The federal CAN-SPAM law (the name stands for "Controlling the Assault of Non-Solicited Pornography and Marketing Act of 2003") becomes effective January 1, 2004 and prohibits deceptions and material falsifications in unsolicited commercial email and certain unauthorized access to computers for the purpose of sending commercial email. The law provides both criminal and civil penalties which may be enforced by either state of federal attorneys, or by internet service providers. It does not provide a private right of action for email recipients.
Direct marketing industry groups had urged congress to act quickly to preempt a new California anti-spam law that would otherwise go into effect on January 1, 2004. The California statute essentially bans unsolicited commercial email, unless the sender obtains prior permission or has an existing business relationship with the recipient.
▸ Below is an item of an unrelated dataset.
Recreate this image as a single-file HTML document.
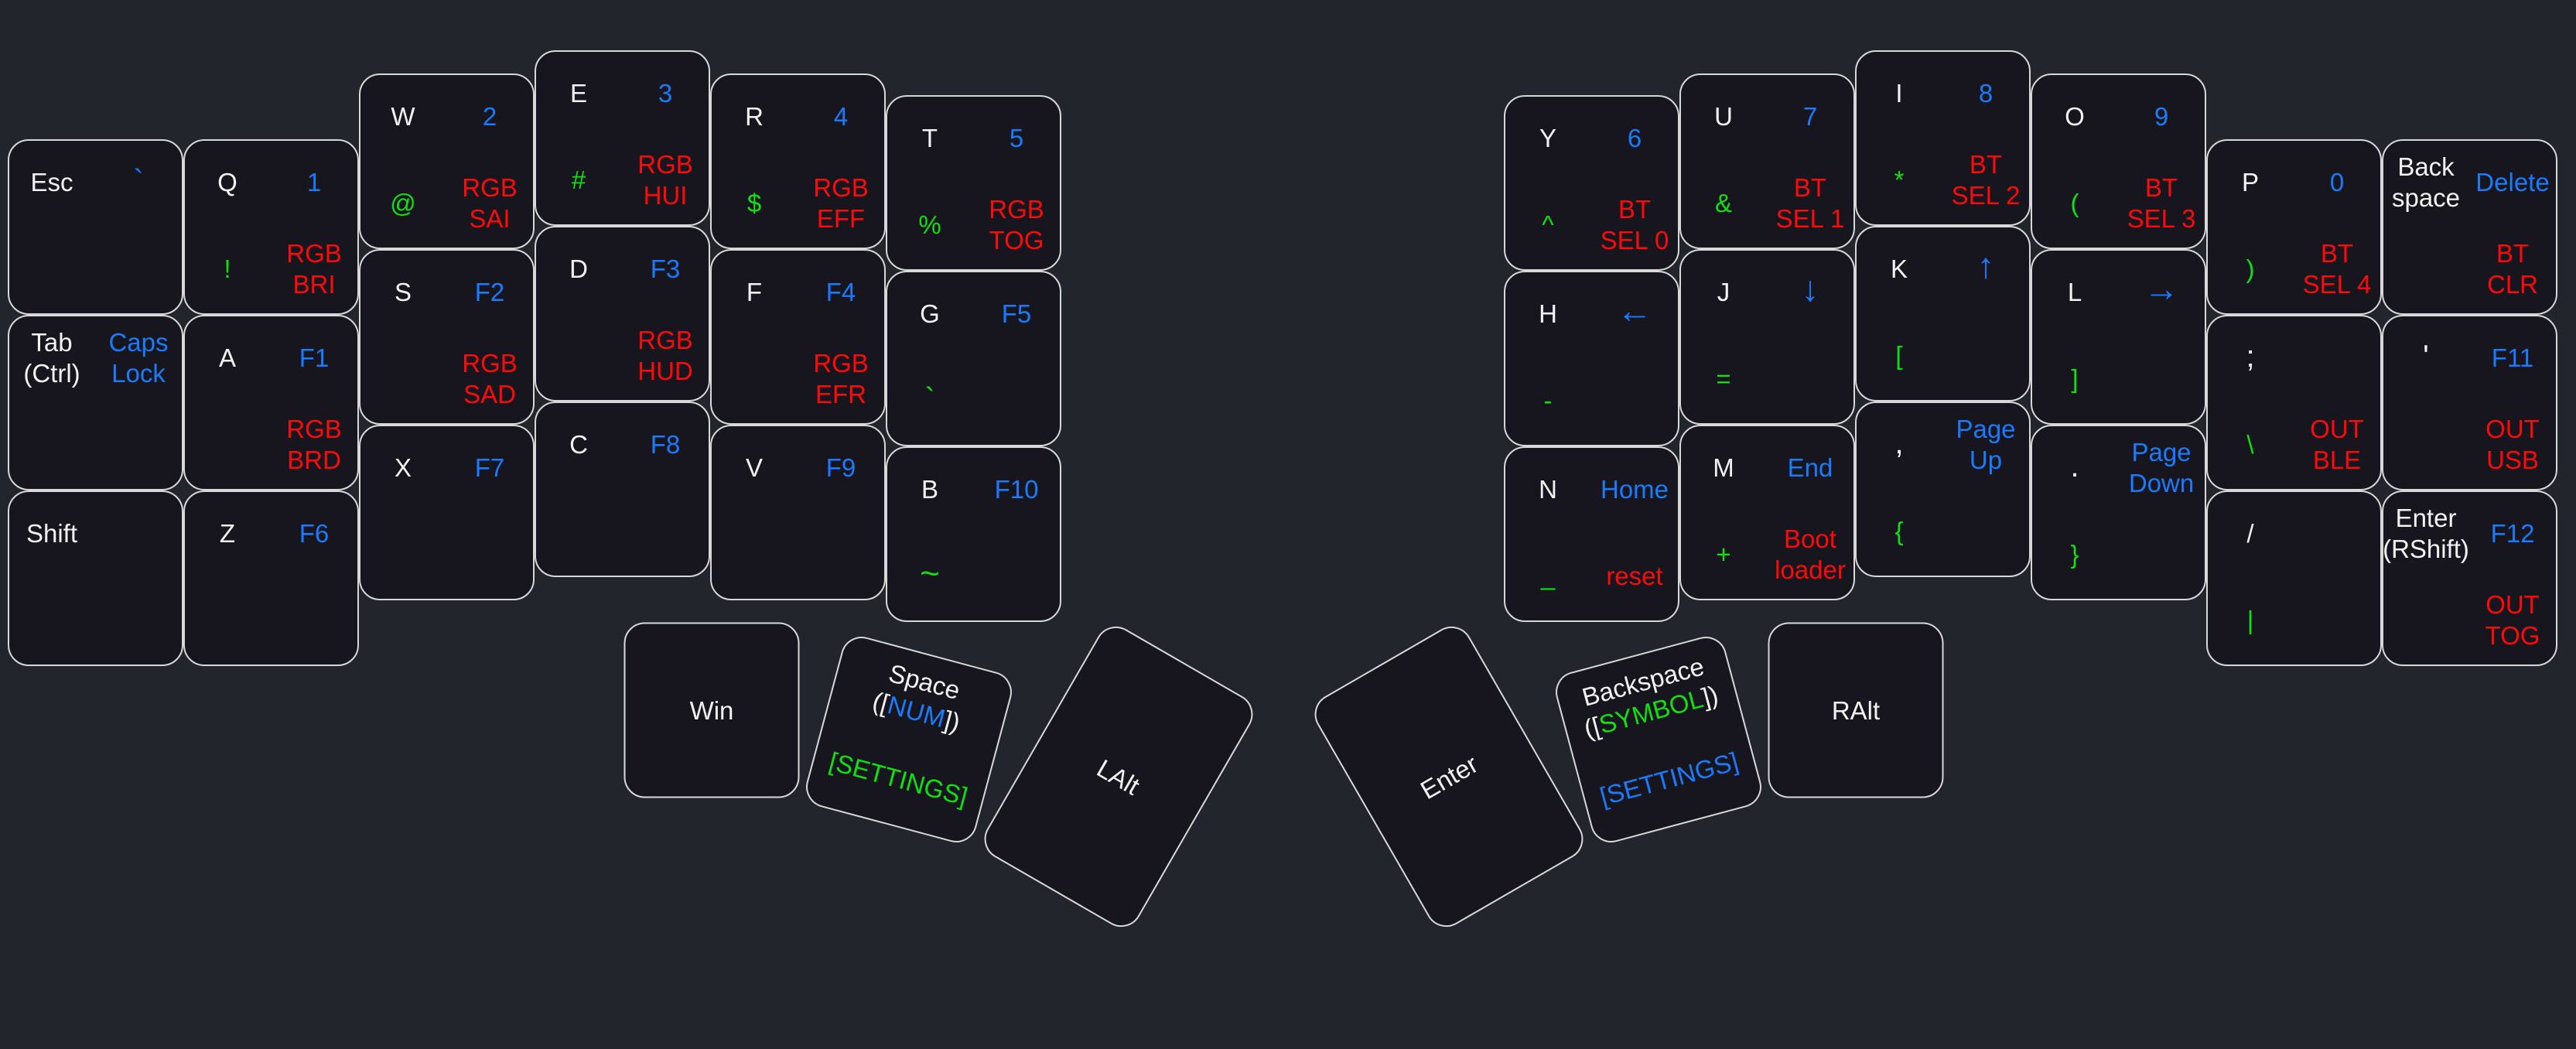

Unlike the federal law, the California law provides a private right of action to consumers and fines of up to $1 million per incident.
Jerry Cerasale, senior vice president of the Direct Marketing Association, was quoted in AdAge.com as stating, "We don't agree with all of it, but we support it. It has to be a national standard. We can't have a patchwork."
CAN-SPAM preempts state spam laws "except to the extent that any such statute, regulation or rule prohibits falsity or deception in any portion of a commercial electronic mail message or information attached thereto." Therefore, although the stringent California act is preempted, other state spam laws may still be enforced.
Last week a man alleged to be one of the world's most active spammers was arrested in North Carolina and charged under Virginia's anti-spam law -- a law prohibiting material misrepresentations in commercial email. The Virginia law's similarity to CAN-SPAM makes it unlikely to be preempted by the new federal law. The Jaynes criminal case was not the first under state spam laws. In May, New York prosecutors filed criminal charges against a man known as the "Buffalo Spammer".
Regulations must be promulgated under the CAN-SPAM law, so its implementation still holds elements of uncertainty. The federal law also contains a provision that would direct the Federal Communications Commission to promulgate rules to protect consumers from unsolicited wireless messages.